WORK INSTRUCTIONS | Please restate, exactly as written, the lines running from the beginning of the material through the line that has "(0,0) rectangle (480,484);" in it.

SOURCE EXCERPT |

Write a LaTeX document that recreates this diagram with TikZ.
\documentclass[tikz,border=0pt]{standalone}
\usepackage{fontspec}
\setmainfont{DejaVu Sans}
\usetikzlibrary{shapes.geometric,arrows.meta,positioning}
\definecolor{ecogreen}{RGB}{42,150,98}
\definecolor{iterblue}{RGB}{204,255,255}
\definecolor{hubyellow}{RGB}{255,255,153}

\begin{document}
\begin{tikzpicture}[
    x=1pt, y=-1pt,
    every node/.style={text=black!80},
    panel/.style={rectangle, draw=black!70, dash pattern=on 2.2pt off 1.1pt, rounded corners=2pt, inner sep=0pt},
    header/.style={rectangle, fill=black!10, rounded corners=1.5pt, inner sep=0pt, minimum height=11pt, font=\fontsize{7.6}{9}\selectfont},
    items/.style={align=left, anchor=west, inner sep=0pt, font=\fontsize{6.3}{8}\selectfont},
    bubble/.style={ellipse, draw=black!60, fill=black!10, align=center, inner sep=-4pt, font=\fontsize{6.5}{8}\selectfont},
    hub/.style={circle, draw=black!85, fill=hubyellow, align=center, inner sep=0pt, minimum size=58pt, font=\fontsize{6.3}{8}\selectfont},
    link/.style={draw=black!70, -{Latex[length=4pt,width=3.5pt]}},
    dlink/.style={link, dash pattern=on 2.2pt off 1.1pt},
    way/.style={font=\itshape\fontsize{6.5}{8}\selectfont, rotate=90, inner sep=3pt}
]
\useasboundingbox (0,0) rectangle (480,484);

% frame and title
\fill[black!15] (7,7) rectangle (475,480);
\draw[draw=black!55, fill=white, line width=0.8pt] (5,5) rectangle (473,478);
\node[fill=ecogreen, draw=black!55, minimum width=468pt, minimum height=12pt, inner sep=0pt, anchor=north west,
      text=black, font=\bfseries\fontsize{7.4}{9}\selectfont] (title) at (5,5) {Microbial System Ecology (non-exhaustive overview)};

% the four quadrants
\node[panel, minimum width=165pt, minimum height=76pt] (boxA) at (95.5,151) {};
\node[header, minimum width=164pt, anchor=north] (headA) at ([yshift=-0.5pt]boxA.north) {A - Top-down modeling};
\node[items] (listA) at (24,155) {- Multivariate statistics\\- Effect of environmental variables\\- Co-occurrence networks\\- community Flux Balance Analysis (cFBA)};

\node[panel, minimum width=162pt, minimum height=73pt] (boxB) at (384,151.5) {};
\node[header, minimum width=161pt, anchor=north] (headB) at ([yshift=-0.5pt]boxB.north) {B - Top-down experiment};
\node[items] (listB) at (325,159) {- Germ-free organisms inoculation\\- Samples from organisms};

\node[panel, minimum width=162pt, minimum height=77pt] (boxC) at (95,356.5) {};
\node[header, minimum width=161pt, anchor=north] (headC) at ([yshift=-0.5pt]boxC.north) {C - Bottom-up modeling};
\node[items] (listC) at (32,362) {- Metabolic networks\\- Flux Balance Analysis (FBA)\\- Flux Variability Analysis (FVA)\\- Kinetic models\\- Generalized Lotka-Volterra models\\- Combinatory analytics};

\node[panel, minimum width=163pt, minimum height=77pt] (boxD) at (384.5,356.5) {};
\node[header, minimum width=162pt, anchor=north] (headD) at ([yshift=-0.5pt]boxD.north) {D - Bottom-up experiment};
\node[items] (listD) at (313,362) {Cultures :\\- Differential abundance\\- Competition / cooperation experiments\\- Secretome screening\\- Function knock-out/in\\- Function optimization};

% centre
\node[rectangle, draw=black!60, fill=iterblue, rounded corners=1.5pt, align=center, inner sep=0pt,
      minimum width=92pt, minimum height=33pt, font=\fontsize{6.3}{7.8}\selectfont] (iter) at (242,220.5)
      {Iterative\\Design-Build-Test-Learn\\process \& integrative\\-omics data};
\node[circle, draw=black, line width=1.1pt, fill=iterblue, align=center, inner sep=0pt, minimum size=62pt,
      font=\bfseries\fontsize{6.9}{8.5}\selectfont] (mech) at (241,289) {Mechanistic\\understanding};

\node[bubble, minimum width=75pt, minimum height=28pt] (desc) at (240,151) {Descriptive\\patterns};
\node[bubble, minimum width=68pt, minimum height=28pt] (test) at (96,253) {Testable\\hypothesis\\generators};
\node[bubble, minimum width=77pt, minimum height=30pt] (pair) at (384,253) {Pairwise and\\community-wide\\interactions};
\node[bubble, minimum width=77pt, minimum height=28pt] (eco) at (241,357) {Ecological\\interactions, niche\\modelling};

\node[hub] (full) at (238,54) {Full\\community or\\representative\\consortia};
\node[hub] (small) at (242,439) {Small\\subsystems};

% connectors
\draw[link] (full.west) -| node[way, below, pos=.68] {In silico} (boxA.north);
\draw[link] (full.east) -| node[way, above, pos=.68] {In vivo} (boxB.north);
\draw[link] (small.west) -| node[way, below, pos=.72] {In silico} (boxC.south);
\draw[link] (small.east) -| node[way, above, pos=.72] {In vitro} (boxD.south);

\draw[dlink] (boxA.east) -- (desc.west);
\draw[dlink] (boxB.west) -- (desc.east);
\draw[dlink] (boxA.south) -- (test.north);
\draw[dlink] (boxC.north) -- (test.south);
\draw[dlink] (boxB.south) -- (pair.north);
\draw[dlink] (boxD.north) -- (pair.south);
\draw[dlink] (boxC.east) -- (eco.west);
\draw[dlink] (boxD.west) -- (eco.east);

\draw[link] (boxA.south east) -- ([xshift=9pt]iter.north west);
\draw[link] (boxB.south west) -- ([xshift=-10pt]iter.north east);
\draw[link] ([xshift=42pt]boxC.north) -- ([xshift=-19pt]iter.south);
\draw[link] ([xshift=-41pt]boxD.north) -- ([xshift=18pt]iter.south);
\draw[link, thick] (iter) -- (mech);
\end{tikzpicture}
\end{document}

EXPECTED OUTPUT |
Write a LaTeX document that recreates this diagram with TikZ.
\documentclass[tikz,border=0pt]{standalone}
\usepackage{fontspec}
\setmainfont{DejaVu Sans}
\usetikzlibrary{shapes.geometric,arrows.meta,positioning}
\definecolor{ecogreen}{RGB}{42,150,98}
\definecolor{iterblue}{RGB}{204,255,255}
\definecolor{hubyellow}{RGB}{255,255,153}

\begin{document}
\begin{tikzpicture}[
    x=1pt, y=-1pt,
    every node/.style={text=black!80},
    panel/.style={rectangle, draw=black!70, dash pattern=on 2.2pt off 1.1pt, rounded corners=2pt, inner sep=0pt},
    header/.style={rectangle, fill=black!10, rounded corners=1.5pt, inner sep=0pt, minimum height=11pt, font=\fontsize{7.6}{9}\selectfont},
    items/.style={align=left, anchor=west, inner sep=0pt, font=\fontsize{6.3}{8}\selectfont},
    bubble/.style={ellipse, draw=black!60, fill=black!10, align=center, inner sep=-4pt, font=\fontsize{6.5}{8}\selectfont},
    hub/.style={circle, draw=black!85, fill=hubyellow, align=center, inner sep=0pt, minimum size=58pt, font=\fontsize{6.3}{8}\selectfont},
    link/.style={draw=black!70, -{Latex[length=4pt,width=3.5pt]}},
    dlink/.style={link, dash pattern=on 2.2pt off 1.1pt},
    way/.style={font=\itshape\fontsize{6.5}{8}\selectfont, rotate=90, inner sep=3pt}
]
\useasboundingbox (0,0) rectangle (480,484);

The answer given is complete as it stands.